Dataset section:
— START —

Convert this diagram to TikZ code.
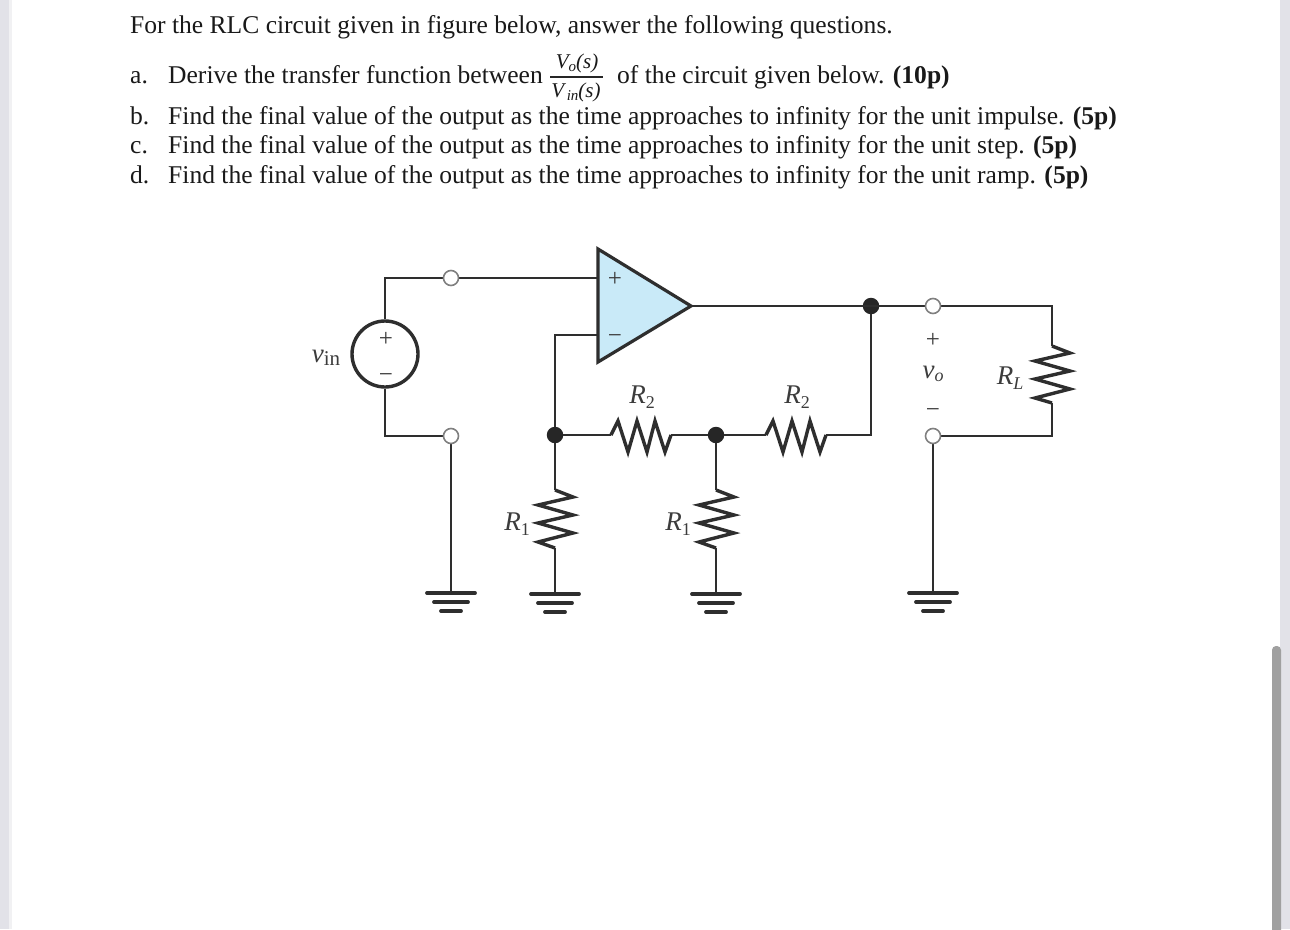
\documentclass[tikz,border=0pt]{standalone}
\usepackage{fontspec}
\setmainfont{Liberation Serif}
\definecolor{wirec}{HTML}{2E2E2E}
\definecolor{labelc}{HTML}{3C3C3C}
\definecolor{opfill}{HTML}{C9EAF8}
\definecolor{stripa}{HTML}{E2E2E8}
\definecolor{stripb}{HTML}{F1F1F3}
\definecolor{thumbc}{HTML}{A0A0A0}
\tikzset{
  wire/.style={draw=wirec,line width=2.5pt,line join=miter},
  res/.style={draw=wirec,line width=3.4pt,line join=miter},
  dotn/.style={circle,fill=black!85,draw=none,minimum size=16.5pt,inner sep=0pt},
  opent/.style={circle,fill=white,draw=black!50,line width=1.6pt,minimum size=15pt,inner sep=0pt},
  body/.style={anchor=base west,inner sep=0pt,font=\fontsize{25.55}{30}\selectfont,text=black!90},
  frac/.style={anchor=center,inner sep=0pt,font=\fontsize{21}{24}\selectfont\itshape,text=black!90},
  clabel/.style={anchor=center,inner sep=0pt,text=labelc,font=\fontsize{27}{30}\selectfont},
  sign/.style={anchor=center,inner sep=0pt,text=labelc,font=\fontsize{25}{28}\selectfont},
  gbar/.style={draw=wirec,line width=3.8pt,line cap=round}
}
\newcommand{\Gnd}[1]{%
  \draw[gbar] ([xshift=-24pt]#1) -- ([xshift=24pt]#1);
  \draw[gbar] ([xshift=-17pt,yshift=-9pt]#1) -- ([xshift=17pt,yshift=-9pt]#1);
  \draw[gbar] ([xshift=-10pt,yshift=-18pt]#1) -- ([xshift=10pt,yshift=-18pt]#1);
}
\newcommand{\ResH}[2]{\draw[res] (#1) -- ++(7,-14) -- ++(10,31) -- ++(9,-31) -- ++(10,31) -- ++(8,-31) -- ++(10,31) -- (#2);}
\newcommand{\ResV}[2]{\draw[res] (#1) -- ++(18,7) -- ++(-35,8) -- ++(35,10) -- ++(-35,8) -- ++(35,10) -- ++(-35,9) -- (#2);}
\newcommand{\Rsub}[2]{\textit{#1}\raisebox{-5pt}{\fontsize{18}{20}\selectfont #2}}
\begin{document}
\begin{tikzpicture}[x=1pt,y=-1pt]
\useasboundingbox (0,0) rectangle (1290,929);
\fill[white] (0,0) rectangle (1290,929);
% window edges
\fill[stripa] (0,0) rectangle (9,929);
\fill[stripb] (9,0) rectangle (12,929);
\fill[stripa] (1280,0) rectangle (1290,929);
\fill[thumbc,rounded corners=4pt] (1272,646) rectangle (1281,945);
% text
\node[body] (t0) at (130,33) {For the RLC circuit given in figure below, answer the following questions.};
\node[body] (la) at (130,83) {a.};
\node[body] (ta) at (168,83) {Derive the transfer function between};
\node[frac] (fnum) at (577,63) {V\raisebox{-3pt}{\fontsize{15}{16}\selectfont o}(s)};
\node[frac] (fden) at (576,92) {V\raisebox{-3pt}{\fontsize{15}{16}\selectfont\,in}(s)};
\coordinate (fa) at (550,77); \coordinate (fb) at (603,77);
\draw[black!85,line width=1.2pt] (fa) -- (fb);
\node[body] (tb) at (617,83) {of the circuit given below. \textbf{(10p)}};
\node[body] (lb) at (130,124) {b.};
\node[body] (tbb) at (168,124) {Find the final value of the output as the time approaches to infinity for the unit impulse. \textbf{(5p)}};
\node[body] (lc) at (130,153) {c.};
\node[body] (tc) at (168,153) {Find the final value of the output as the time approaches to infinity for the unit step. \textbf{(5p)}};
\node[body] (ld) at (130,183) {d.};
\node[body] (td) at (168,183) {Find the final value of the output as the time approaches to infinity for the unit ramp. \textbf{(5p)}};
% junction coordinates
\coordinate (tl) at (385,278);
\coordinate (bl) at (385,436);
\coordinate (ninv) at (598,278);
\coordinate (inv) at (598,335);
\coordinate (invc) at (555,335);
\coordinate (out) at (691,306);
\coordinate (trc) at (1052,306);
\coordinate (brc) at (1052,436);
\coordinate (fbc) at (871,435);
\coordinate (g1) at (451,593);
\coordinate (g2) at (555,594);
\coordinate (g3) at (716,594);
\coordinate (g4) at (933,593);
\coordinate (r2as) at (611,435); \coordinate (r2ae) at (671,435);
\coordinate (r2bs) at (766,435); \coordinate (r2be) at (826,435);
\coordinate (r1as) at (555,490); \coordinate (r1ae) at (555,548);
\coordinate (r1bs) at (716,490); \coordinate (r1be) at (716,548);
\coordinate (rls) at (1052,346); \coordinate (rle) at (1052,403);
% junction nodes
\node[circle,draw=wirec,line width=3.4pt,minimum size=66pt,inner sep=0pt,fill=white] (src) at (385,354) {};
\node[dotn] (d1) at (555,435) {};
\node[dotn] (d2) at (716,435) {};
\node[dotn] (d3) at (871,306) {};
% wires
\draw[wire] (src.north) -- (tl) -- (ninv);
\draw[wire] (src.south) -- (bl) -- (451,436);
\draw[wire] (451,436) -- (g1);
\draw[wire] (inv) -- (invc) -- (d1);
\draw[wire] (d1) -- (r2as);
\draw[wire] (r2ae) -- (d2);
\draw[wire] (d2) -- (r2bs);
\draw[wire] (r2be) -- (fbc) -- (d3);
\draw[wire] (out) -- (trc) -- (rls);
\draw[wire] (rle) -- (brc) -- (933,436);
\draw[wire] (933,436) -- (g4);
\draw[wire] (d1) -- (r1as);
\draw[wire] (r1ae) -- (g2);
\draw[wire] (d2) -- (r1bs);
\draw[wire] (r1be) -- (g3);
% resistors
\ResH{r2as}{r2ae}
\ResH{r2bs}{r2be}
\ResV{r1as}{r1ae}
\ResV{r1bs}{r1be}
\ResV{rls}{rle}
% grounds
\Gnd{g1}\Gnd{g2}\Gnd{g3}\Gnd{g4}
% terminals
\node[opent] (o1) at (451,278) {};
\node[opent] (o2) at (451,436) {};
\node[opent] (o3) at (933,306) {};
\node[opent] (o4) at (933,436) {};
% op amp
\draw[draw=wirec,fill=opfill,line width=3.2pt,line join=miter] (598,249) -- (out) -- (598,362) -- cycle;
\node[sign] (pl) at (615,279) {+};
\node[sign] (mi) at (615,339) {−};
% labels
\node[sign] (sp) at (386,339) {+};
\node[sign] (sm) at (386,378) {−};
\node[clabel] (lvin) at (326,358) {\textit{v}\raisebox{-3pt}{\fontsize{21}{24}\selectfont in}};
\node[clabel] (lr2a) at (642,397) {\Rsub{R}{2}};
\node[clabel] (lr2b) at (797,397) {\Rsub{R}{2}};
\node[clabel] (lr1a) at (517,524) {\Rsub{R}{1}};
\node[clabel] (lr1b) at (678,524) {\Rsub{R}{1}};
\node[clabel] (lrl) at (1010,378) {\Rsub{R}{\textit{L}}};
\node[clabel] (lvo) at (933,374) {\textit{v}\raisebox{-3pt}{\fontsize{18}{20}\selectfont\textit{o}}};
\node[sign] (op) at (933,340) {+};
\node[sign] (om) at (933,413) {−};
\end{tikzpicture}
\end{document}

— END —

Task description:
Copy each line in full and exactly, omitting any picture.

Solution for this exercise:
Convert this diagram to TikZ code.
\documentclass[tikz,border=0pt]{standalone}
\usepackage{fontspec}
\setmainfont{Liberation Serif}
\definecolor{wirec}{HTML}{2E2E2E}
\definecolor{labelc}{HTML}{3C3C3C}
\definecolor{opfill}{HTML}{C9EAF8}
\definecolor{stripa}{HTML}{E2E2E8}
\definecolor{stripb}{HTML}{F1F1F3}
\definecolor{thumbc}{HTML}{A0A0A0}
\tikzset{
  wire/.style={draw=wirec,line width=2.5pt,line join=miter},
  res/.style={draw=wirec,line width=3.4pt,line join=miter},
  dotn/.style={circle,fill=black!85,draw=none,minimum size=16.5pt,inner sep=0pt},
  opent/.style={circle,fill=white,draw=black!50,line width=1.6pt,minimum size=15pt,inner sep=0pt},
  body/.style={anchor=base west,inner sep=0pt,font=\fontsize{25.55}{30}\selectfont,text=black!90},
  frac/.style={anchor=center,inner sep=0pt,font=\fontsize{21}{24}\selectfont\itshape,text=black!90},
  clabel/.style={anchor=center,inner sep=0pt,text=labelc,font=\fontsize{27}{30}\selectfont},
  sign/.style={anchor=center,inner sep=0pt,text=labelc,font=\fontsize{25}{28}\selectfont},
  gbar/.style={draw=wirec,line width=3.8pt,line cap=round}
}
\newcommand{\Gnd}[1]{%
  \draw[gbar] ([xshift=-24pt]#1) -- ([xshift=24pt]#1);
  \draw[gbar] ([xshift=-17pt,yshift=-9pt]#1) -- ([xshift=17pt,yshift=-9pt]#1);
  \draw[gbar] ([xshift=-10pt,yshift=-18pt]#1) -- ([xshift=10pt,yshift=-18pt]#1);
}
\newcommand{\ResH}[2]{\draw[res] (#1) -- ++(7,-14) -- ++(10,31) -- ++(9,-31) -- ++(10,31) -- ++(8,-31) -- ++(10,31) -- (#2);}
\newcommand{\ResV}[2]{\draw[res] (#1) -- ++(18,7) -- ++(-35,8) -- ++(35,10) -- ++(-35,8) -- ++(35,10) -- ++(-35,9) -- (#2);}
\newcommand{\Rsub}[2]{\textit{#1}\raisebox{-5pt}{\fontsize{18}{20}\selectfont #2}}
\begin{document}
\begin{tikzpicture}[x=1pt,y=-1pt]
\useasboundingbox (0,0) rectangle (1290,929);
\fill[white] (0,0) rectangle (1290,929);
% window edges
\fill[stripa] (0,0) rectangle (9,929);
\fill[stripb] (9,0) rectangle (12,929);
\fill[stripa] (1280,0) rectangle (1290,929);
\fill[thumbc,rounded corners=4pt] (1272,646) rectangle (1281,945);
% text
\node[body] (t0) at (130,33) {For the RLC circuit given in figure below, answer the following questions.};
\node[body] (la) at (130,83) {a.};
\node[body] (ta) at (168,83) {Derive the transfer function between};
\node[frac] (fnum) at (577,63) {V\raisebox{-3pt}{\fontsize{15}{16}\selectfont o}(s)};
\node[frac] (fden) at (576,92) {V\raisebox{-3pt}{\fontsize{15}{16}\selectfont\,in}(s)};
\coordinate (fa) at (550,77); \coordinate (fb) at (603,77);
\draw[black!85,line width=1.2pt] (fa) -- (fb);
\node[body] (tb) at (617,83) {of the circuit given below. \textbf{(10p)}};
\node[body] (lb) at (130,124) {b.};
\node[body] (tbb) at (168,124) {Find the final value of the output as the time approaches to infinity for the unit impulse. \textbf{(5p)}};
\node[body] (lc) at (130,153) {c.};
\node[body] (tc) at (168,153) {Find the final value of the output as the time approaches to infinity for the unit step. \textbf{(5p)}};
\node[body] (ld) at (130,183) {d.};
\node[body] (td) at (168,183) {Find the final value of the output as the time approaches to infinity for the unit ramp. \textbf{(5p)}};
% junction coordinates
\coordinate (tl) at (385,278);
\coordinate (bl) at (385,436);
\coordinate (ninv) at (598,278);
\coordinate (inv) at (598,335);
\coordinate (invc) at (555,335);
\coordinate (out) at (691,306);
\coordinate (trc) at (1052,306);
\coordinate (brc) at (1052,436);
\coordinate (fbc) at (871,435);
\coordinate (g1) at (451,593);
\coordinate (g2) at (555,594);
\coordinate (g3) at (716,594);
\coordinate (g4) at (933,593);
\coordinate (r2as) at (611,435); \coordinate (r2ae) at (671,435);
\coordinate (r2bs) at (766,435); \coordinate (r2be) at (826,435);
\coordinate (r1as) at (555,490); \coordinate (r1ae) at (555,548);
\coordinate (r1bs) at (716,490); \coordinate (r1be) at (716,548);
\coordinate (rls) at (1052,346); \coordinate (rle) at (1052,403);
% junction nodes
\node[circle,draw=wirec,line width=3.4pt,minimum size=66pt,inner sep=0pt,fill=white] (src) at (385,354) {};
\node[dotn] (d1) at (555,435) {};
\node[dotn] (d2) at (716,435) {};
\node[dotn] (d3) at (871,306) {};
% wires
\draw[wire] (src.north) -- (tl) -- (ninv);
\draw[wire] (src.south) -- (bl) -- (451,436);
\draw[wire] (451,436) -- (g1);
\draw[wire] (inv) -- (invc) -- (d1);
\draw[wire] (d1) -- (r2as);
\draw[wire] (r2ae) -- (d2);
\draw[wire] (d2) -- (r2bs);
\draw[wire] (r2be) -- (fbc) -- (d3);
\draw[wire] (out) -- (trc) -- (rls);
\draw[wire] (rle) -- (brc) -- (933,436);
\draw[wire] (933,436) -- (g4);
\draw[wire] (d1) -- (r1as);
\draw[wire] (r1ae) -- (g2);
\draw[wire] (d2) -- (r1bs);
\draw[wire] (r1be) -- (g3);
% resistors
\ResH{r2as}{r2ae}
\ResH{r2bs}{r2be}
\ResV{r1as}{r1ae}
\ResV{r1bs}{r1be}
\ResV{rls}{rle}
% grounds
\Gnd{g1}\Gnd{g2}\Gnd{g3}\Gnd{g4}
% terminals
\node[opent] (o1) at (451,278) {};
\node[opent] (o2) at (451,436) {};
\node[opent] (o3) at (933,306) {};
\node[opent] (o4) at (933,436) {};
% op amp
\draw[draw=wirec,fill=opfill,line width=3.2pt,line join=miter] (598,249) -- (out) -- (598,362) -- cycle;
\node[sign] (pl) at (615,279) {+};
\node[sign] (mi) at (615,339) {−};
% labels
\node[sign] (sp) at (386,339) {+};
\node[sign] (sm) at (386,378) {−};
\node[clabel] (lvin) at (326,358) {\textit{v}\raisebox{-3pt}{\fontsize{21}{24}\selectfont in}};
\node[clabel] (lr2a) at (642,397) {\Rsub{R}{2}};
\node[clabel] (lr2b) at (797,397) {\Rsub{R}{2}};
\node[clabel] (lr1a) at (517,524) {\Rsub{R}{1}};
\node[clabel] (lr1b) at (678,524) {\Rsub{R}{1}};
\node[clabel] (lrl) at (1010,378) {\Rsub{R}{\textit{L}}};
\node[clabel] (lvo) at (933,374) {\textit{v}\raisebox{-3pt}{\fontsize{18}{20}\selectfont\textit{o}}};
\node[sign] (op) at (933,340) {+};
\node[sign] (om) at (933,413) {−};
\end{tikzpicture}
\end{document}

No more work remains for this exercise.